BEGIN RECORD EXTRACTS
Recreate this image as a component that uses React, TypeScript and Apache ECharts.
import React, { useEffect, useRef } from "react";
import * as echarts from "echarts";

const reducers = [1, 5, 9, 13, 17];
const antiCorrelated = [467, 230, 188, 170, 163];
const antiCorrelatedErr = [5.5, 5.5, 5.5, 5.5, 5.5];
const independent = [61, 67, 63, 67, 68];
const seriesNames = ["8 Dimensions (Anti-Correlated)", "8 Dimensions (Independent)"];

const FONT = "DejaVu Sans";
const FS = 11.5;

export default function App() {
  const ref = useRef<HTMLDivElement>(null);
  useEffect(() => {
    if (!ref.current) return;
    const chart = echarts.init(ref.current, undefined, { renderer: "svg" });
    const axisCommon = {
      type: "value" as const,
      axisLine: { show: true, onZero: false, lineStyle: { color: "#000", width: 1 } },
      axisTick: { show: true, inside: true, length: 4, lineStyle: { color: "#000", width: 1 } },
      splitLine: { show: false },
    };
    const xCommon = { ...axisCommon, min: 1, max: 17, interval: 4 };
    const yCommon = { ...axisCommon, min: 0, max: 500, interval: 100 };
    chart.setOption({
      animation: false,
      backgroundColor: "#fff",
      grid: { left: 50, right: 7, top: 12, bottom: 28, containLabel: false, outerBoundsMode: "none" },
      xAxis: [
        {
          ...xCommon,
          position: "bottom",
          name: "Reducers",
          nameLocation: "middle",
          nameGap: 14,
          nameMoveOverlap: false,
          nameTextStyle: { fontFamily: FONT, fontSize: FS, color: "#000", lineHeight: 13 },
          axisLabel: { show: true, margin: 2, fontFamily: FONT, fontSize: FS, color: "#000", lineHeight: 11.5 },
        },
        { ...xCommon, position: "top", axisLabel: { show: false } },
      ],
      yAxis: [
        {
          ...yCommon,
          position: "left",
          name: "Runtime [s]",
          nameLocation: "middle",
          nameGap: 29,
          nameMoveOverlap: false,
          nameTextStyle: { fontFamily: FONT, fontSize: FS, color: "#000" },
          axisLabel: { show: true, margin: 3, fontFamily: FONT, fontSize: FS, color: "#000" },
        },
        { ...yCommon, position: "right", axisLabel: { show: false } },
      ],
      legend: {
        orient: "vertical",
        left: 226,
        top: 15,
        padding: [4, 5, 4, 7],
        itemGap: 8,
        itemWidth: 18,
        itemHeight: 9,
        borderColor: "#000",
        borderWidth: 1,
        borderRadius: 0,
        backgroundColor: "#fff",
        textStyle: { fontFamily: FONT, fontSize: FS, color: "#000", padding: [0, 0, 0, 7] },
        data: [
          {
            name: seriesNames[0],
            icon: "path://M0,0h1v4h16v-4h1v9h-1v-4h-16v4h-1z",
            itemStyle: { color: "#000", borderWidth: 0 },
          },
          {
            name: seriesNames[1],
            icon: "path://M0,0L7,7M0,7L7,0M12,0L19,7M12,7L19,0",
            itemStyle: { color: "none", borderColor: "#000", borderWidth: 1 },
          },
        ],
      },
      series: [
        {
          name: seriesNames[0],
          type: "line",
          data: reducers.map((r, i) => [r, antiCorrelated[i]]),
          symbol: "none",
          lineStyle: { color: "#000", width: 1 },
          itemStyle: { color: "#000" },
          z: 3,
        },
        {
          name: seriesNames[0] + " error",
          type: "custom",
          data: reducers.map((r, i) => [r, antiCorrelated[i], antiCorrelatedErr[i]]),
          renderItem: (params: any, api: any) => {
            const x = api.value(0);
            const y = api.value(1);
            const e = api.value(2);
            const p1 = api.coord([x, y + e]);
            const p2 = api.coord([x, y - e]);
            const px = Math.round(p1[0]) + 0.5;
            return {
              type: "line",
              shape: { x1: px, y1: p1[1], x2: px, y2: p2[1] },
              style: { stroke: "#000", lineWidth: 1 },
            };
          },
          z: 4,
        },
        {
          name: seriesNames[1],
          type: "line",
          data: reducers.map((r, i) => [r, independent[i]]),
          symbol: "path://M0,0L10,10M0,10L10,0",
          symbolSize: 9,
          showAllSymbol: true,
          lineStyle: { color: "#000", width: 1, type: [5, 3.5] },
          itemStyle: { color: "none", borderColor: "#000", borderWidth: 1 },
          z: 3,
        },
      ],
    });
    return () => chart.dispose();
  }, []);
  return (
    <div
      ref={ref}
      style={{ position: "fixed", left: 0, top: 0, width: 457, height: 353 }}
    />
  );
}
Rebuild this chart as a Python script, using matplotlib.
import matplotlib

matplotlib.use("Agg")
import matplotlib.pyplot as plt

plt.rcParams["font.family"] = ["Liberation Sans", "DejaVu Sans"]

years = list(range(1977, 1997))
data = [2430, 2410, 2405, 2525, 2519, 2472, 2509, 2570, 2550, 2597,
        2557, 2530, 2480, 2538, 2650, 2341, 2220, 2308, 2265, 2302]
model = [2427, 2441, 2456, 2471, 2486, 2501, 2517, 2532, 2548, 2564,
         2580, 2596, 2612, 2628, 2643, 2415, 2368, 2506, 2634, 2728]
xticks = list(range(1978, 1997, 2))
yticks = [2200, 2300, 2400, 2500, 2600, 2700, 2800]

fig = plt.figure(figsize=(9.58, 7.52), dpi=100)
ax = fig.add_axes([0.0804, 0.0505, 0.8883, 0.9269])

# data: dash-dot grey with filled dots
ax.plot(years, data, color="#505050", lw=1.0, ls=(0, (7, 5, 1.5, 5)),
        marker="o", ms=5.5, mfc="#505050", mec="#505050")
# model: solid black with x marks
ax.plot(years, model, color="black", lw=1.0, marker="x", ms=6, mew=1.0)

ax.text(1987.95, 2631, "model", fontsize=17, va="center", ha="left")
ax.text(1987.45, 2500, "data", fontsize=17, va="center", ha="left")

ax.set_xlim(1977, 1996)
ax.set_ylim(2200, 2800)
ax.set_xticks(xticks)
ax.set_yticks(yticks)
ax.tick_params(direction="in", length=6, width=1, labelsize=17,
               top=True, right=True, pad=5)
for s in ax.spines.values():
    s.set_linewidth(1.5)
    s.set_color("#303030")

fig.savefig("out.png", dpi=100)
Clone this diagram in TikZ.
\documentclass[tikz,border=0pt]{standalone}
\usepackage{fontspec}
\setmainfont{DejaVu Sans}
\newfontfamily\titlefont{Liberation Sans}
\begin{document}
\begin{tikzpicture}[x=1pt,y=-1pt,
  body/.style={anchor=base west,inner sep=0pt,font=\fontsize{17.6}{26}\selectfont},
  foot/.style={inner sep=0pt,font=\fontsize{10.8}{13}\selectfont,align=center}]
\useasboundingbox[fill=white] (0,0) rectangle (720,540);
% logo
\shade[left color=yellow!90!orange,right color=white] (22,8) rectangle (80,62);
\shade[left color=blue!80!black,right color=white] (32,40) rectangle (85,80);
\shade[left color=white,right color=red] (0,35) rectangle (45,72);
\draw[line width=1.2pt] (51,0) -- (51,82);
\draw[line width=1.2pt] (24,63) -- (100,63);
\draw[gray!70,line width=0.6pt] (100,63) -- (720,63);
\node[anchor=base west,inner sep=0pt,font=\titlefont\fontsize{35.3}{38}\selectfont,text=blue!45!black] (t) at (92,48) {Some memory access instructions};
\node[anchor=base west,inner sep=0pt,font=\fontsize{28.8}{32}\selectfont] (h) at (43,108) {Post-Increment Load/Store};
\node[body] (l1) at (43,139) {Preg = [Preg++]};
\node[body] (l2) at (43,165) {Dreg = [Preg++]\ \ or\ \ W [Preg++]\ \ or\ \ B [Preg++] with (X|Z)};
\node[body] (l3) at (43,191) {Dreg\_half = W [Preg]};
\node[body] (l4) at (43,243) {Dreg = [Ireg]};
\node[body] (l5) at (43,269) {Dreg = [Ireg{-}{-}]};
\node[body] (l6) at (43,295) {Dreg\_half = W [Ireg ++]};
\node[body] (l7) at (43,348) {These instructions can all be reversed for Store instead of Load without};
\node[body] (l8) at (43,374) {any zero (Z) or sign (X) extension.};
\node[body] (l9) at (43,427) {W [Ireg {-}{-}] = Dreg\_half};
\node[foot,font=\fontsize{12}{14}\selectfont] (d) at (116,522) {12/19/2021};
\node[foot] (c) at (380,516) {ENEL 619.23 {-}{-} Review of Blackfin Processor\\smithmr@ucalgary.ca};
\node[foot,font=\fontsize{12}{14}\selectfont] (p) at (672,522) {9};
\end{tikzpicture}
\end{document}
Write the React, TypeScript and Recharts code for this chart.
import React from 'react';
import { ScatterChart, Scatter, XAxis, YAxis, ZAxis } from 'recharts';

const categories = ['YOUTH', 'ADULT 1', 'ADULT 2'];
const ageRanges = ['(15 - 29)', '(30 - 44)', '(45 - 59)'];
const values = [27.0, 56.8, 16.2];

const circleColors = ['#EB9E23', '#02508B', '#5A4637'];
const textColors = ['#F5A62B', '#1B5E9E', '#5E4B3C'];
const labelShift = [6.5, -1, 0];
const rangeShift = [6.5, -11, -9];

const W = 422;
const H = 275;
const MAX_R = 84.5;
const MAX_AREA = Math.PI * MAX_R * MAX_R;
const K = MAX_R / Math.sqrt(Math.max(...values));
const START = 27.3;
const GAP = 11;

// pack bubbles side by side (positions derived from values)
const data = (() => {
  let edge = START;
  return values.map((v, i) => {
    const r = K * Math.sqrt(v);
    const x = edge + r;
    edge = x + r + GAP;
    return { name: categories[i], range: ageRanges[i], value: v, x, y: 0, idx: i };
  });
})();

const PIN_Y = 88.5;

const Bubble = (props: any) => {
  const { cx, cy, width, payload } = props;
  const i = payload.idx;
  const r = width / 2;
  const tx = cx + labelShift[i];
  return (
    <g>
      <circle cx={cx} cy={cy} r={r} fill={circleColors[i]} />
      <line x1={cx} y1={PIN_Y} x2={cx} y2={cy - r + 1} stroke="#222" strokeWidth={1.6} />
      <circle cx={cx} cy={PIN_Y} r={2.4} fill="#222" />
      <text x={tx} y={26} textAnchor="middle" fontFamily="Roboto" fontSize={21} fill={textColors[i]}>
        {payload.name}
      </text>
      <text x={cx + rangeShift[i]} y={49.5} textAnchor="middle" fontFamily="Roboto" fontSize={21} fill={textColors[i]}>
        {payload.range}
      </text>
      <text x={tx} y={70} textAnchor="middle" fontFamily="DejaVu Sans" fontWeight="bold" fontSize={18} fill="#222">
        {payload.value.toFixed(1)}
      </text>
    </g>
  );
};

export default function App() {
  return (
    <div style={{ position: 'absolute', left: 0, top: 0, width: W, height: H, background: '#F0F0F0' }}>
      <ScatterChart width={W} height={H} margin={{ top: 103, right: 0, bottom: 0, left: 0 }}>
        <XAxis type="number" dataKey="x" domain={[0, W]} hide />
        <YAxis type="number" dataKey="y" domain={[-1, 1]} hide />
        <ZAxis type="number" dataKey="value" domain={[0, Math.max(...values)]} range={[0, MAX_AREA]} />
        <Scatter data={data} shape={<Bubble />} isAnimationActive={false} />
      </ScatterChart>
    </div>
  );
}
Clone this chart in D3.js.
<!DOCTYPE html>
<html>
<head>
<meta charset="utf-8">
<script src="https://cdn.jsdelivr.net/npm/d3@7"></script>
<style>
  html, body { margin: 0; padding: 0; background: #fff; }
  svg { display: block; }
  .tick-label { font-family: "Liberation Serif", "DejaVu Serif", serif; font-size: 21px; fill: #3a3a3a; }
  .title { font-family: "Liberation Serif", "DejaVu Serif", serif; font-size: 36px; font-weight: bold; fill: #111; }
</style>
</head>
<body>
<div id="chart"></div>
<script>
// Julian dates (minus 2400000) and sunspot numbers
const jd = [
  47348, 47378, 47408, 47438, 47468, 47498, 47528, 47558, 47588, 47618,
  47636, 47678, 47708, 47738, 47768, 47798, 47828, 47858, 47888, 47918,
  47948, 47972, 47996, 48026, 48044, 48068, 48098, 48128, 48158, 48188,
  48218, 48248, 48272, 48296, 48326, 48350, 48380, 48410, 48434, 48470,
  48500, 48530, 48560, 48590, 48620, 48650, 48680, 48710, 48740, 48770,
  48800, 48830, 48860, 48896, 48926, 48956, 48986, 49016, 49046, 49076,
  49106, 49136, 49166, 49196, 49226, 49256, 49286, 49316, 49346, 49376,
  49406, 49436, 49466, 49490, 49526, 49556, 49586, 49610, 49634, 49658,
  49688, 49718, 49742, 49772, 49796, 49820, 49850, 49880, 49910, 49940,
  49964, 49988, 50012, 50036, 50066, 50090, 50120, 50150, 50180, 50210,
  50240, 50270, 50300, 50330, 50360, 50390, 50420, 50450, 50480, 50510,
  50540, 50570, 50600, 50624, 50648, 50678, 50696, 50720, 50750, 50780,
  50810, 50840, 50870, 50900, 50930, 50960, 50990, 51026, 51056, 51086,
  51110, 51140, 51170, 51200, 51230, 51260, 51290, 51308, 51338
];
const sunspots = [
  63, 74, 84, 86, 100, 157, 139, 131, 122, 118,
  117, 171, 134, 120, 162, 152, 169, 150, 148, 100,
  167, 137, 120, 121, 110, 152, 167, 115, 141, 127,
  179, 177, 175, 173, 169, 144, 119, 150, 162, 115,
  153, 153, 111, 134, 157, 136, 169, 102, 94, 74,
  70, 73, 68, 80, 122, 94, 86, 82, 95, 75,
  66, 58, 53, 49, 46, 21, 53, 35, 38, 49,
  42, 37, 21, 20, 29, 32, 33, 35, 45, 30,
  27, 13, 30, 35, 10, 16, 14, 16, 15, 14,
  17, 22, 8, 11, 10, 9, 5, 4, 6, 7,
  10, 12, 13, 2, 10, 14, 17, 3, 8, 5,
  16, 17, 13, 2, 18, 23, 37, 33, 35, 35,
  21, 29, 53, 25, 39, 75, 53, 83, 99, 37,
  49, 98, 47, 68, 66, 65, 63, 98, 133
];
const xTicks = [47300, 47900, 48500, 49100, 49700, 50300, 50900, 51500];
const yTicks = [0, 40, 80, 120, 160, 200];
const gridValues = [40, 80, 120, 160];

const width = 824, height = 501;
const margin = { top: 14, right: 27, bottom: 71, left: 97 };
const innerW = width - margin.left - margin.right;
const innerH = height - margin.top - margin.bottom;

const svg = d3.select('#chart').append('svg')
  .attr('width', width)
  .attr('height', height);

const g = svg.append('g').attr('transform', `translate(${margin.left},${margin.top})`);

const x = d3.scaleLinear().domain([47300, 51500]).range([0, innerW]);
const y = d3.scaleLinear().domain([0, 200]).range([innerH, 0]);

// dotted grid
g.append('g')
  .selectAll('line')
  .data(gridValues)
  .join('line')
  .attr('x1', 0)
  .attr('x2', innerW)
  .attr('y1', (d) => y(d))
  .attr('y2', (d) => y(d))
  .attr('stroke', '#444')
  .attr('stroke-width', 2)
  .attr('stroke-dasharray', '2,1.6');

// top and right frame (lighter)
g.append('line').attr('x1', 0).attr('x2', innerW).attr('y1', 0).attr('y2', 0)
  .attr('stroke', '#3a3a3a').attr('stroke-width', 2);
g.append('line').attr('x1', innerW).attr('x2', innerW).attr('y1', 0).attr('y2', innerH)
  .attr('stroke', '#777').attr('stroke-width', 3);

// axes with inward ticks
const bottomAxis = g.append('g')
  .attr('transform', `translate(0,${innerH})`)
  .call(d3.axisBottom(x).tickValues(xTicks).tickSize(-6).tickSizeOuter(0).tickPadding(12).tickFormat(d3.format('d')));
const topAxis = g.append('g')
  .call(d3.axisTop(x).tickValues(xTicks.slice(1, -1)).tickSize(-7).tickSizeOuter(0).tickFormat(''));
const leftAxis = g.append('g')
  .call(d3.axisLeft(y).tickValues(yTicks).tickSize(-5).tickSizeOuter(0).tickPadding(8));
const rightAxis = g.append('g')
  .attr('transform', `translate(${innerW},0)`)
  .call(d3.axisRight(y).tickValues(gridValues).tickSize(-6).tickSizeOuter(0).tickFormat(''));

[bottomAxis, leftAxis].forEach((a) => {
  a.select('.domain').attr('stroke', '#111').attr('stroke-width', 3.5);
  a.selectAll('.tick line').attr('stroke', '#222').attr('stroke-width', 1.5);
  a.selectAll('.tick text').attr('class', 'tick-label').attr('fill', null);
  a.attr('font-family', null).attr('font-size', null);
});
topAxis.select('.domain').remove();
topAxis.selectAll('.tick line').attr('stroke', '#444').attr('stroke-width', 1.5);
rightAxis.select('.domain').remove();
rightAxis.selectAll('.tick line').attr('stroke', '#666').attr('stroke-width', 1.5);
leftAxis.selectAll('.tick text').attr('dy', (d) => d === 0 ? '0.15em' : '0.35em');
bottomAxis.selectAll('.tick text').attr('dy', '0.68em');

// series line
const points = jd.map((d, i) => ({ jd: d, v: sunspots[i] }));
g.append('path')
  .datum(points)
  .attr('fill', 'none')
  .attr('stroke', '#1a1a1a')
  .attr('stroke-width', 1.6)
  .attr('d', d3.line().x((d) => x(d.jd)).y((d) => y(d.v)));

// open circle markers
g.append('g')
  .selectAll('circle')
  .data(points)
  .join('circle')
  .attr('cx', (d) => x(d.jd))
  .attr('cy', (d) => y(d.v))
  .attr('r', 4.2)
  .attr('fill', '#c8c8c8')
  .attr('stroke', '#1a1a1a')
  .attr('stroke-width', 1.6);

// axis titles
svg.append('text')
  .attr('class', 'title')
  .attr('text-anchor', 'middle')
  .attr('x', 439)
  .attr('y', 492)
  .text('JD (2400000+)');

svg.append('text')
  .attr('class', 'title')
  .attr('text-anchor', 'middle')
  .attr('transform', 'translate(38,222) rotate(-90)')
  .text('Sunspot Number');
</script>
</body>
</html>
END RECORD EXTRACTS
Restate the listing exactly, starting at its first line and ending at the line where "import * as" occurs; include both and no other lines.

Recreate this image as a component that uses React, TypeScript and Apache ECharts.
import React, { useEffect, useRef } from "react";
import * as echarts from "echarts";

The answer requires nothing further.